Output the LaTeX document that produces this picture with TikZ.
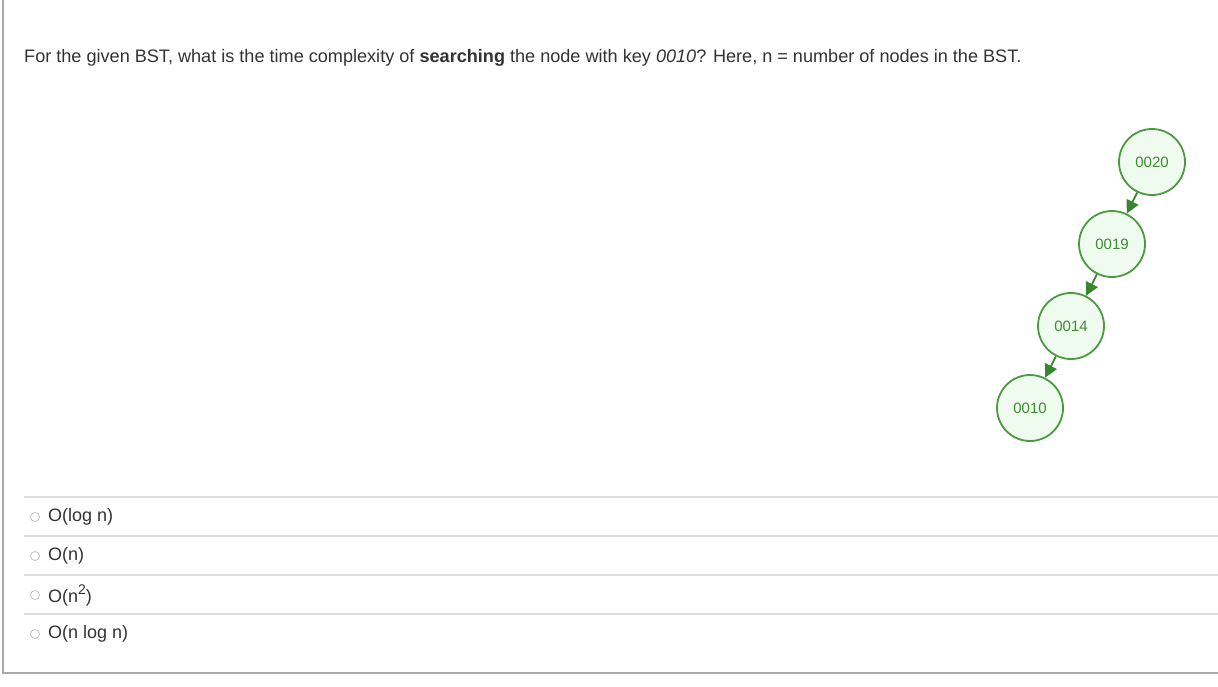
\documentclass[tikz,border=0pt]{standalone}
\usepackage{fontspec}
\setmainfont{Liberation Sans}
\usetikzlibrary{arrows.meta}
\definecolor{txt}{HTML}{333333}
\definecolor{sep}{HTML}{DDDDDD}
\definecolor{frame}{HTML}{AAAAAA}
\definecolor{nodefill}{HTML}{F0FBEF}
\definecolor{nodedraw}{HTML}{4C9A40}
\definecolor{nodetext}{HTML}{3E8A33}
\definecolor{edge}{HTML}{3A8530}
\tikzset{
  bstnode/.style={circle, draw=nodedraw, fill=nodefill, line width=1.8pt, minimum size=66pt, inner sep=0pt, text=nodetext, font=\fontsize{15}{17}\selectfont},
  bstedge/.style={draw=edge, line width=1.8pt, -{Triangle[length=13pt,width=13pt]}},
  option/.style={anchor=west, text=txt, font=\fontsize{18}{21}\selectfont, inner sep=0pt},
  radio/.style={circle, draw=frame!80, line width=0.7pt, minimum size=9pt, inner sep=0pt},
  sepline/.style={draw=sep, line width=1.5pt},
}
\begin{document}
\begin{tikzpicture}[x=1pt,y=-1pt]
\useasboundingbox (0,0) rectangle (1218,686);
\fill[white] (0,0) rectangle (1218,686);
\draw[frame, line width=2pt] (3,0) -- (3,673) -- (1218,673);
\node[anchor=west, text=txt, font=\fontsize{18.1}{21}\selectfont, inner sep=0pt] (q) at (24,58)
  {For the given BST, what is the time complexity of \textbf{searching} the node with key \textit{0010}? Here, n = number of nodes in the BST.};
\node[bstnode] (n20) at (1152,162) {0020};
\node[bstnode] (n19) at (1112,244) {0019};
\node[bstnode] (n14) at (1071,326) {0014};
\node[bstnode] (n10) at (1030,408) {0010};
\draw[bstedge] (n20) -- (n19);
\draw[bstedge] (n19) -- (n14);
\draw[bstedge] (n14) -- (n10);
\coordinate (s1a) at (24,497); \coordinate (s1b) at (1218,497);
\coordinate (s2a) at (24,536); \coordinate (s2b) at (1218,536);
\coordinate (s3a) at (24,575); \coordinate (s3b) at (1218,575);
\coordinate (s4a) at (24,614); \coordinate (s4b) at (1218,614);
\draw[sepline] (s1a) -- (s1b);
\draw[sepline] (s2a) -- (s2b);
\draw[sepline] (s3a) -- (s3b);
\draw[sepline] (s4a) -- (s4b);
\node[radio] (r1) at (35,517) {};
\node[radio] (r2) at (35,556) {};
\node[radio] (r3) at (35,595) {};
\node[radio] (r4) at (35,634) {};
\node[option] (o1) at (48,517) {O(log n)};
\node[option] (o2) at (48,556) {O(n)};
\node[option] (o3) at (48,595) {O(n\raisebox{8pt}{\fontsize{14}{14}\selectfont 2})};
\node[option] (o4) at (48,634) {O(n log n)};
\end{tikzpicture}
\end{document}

* **EXERCISE TASK**: Print the full listing exactly, dropping the pictures.

* **EXPECTED ANSWER**:
Output the LaTeX document that produces this picture with TikZ.
\documentclass[tikz,border=0pt]{standalone}
\usepackage{fontspec}
\setmainfont{Liberation Sans}
\usetikzlibrary{arrows.meta}
\definecolor{txt}{HTML}{333333}
\definecolor{sep}{HTML}{DDDDDD}
\definecolor{frame}{HTML}{AAAAAA}
\definecolor{nodefill}{HTML}{F0FBEF}
\definecolor{nodedraw}{HTML}{4C9A40}
\definecolor{nodetext}{HTML}{3E8A33}
\definecolor{edge}{HTML}{3A8530}
\tikzset{
  bstnode/.style={circle, draw=nodedraw, fill=nodefill, line width=1.8pt, minimum size=66pt, inner sep=0pt, text=nodetext, font=\fontsize{15}{17}\selectfont},
  bstedge/.style={draw=edge, line width=1.8pt, -{Triangle[length=13pt,width=13pt]}},
  option/.style={anchor=west, text=txt, font=\fontsize{18}{21}\selectfont, inner sep=0pt},
  radio/.style={circle, draw=frame!80, line width=0.7pt, minimum size=9pt, inner sep=0pt},
  sepline/.style={draw=sep, line width=1.5pt},
}
\begin{document}
\begin{tikzpicture}[x=1pt,y=-1pt]
\useasboundingbox (0,0) rectangle (1218,686);
\fill[white] (0,0) rectangle (1218,686);
\draw[frame, line width=2pt] (3,0) -- (3,673) -- (1218,673);
\node[anchor=west, text=txt, font=\fontsize{18.1}{21}\selectfont, inner sep=0pt] (q) at (24,58)
  {For the given BST, what is the time complexity of \textbf{searching} the node with key \textit{0010}? Here, n = number of nodes in the BST.};
\node[bstnode] (n20) at (1152,162) {0020};
\node[bstnode] (n19) at (1112,244) {0019};
\node[bstnode] (n14) at (1071,326) {0014};
\node[bstnode] (n10) at (1030,408) {0010};
\draw[bstedge] (n20) -- (n19);
\draw[bstedge] (n19) -- (n14);
\draw[bstedge] (n14) -- (n10);
\coordinate (s1a) at (24,497); \coordinate (s1b) at (1218,497);
\coordinate (s2a) at (24,536); \coordinate (s2b) at (1218,536);
\coordinate (s3a) at (24,575); \coordinate (s3b) at (1218,575);
\coordinate (s4a) at (24,614); \coordinate (s4b) at (1218,614);
\draw[sepline] (s1a) -- (s1b);
\draw[sepline] (s2a) -- (s2b);
\draw[sepline] (s3a) -- (s3b);
\draw[sepline] (s4a) -- (s4b);
\node[radio] (r1) at (35,517) {};
\node[radio] (r2) at (35,556) {};
\node[radio] (r3) at (35,595) {};
\node[radio] (r4) at (35,634) {};
\node[option] (o1) at (48,517) {O(log n)};
\node[option] (o2) at (48,556) {O(n)};
\node[option] (o3) at (48,595) {O(n\raisebox{8pt}{\fontsize{14}{14}\selectfont 2})};
\node[option] (o4) at (48,634) {O(n log n)};
\end{tikzpicture}
\end{document}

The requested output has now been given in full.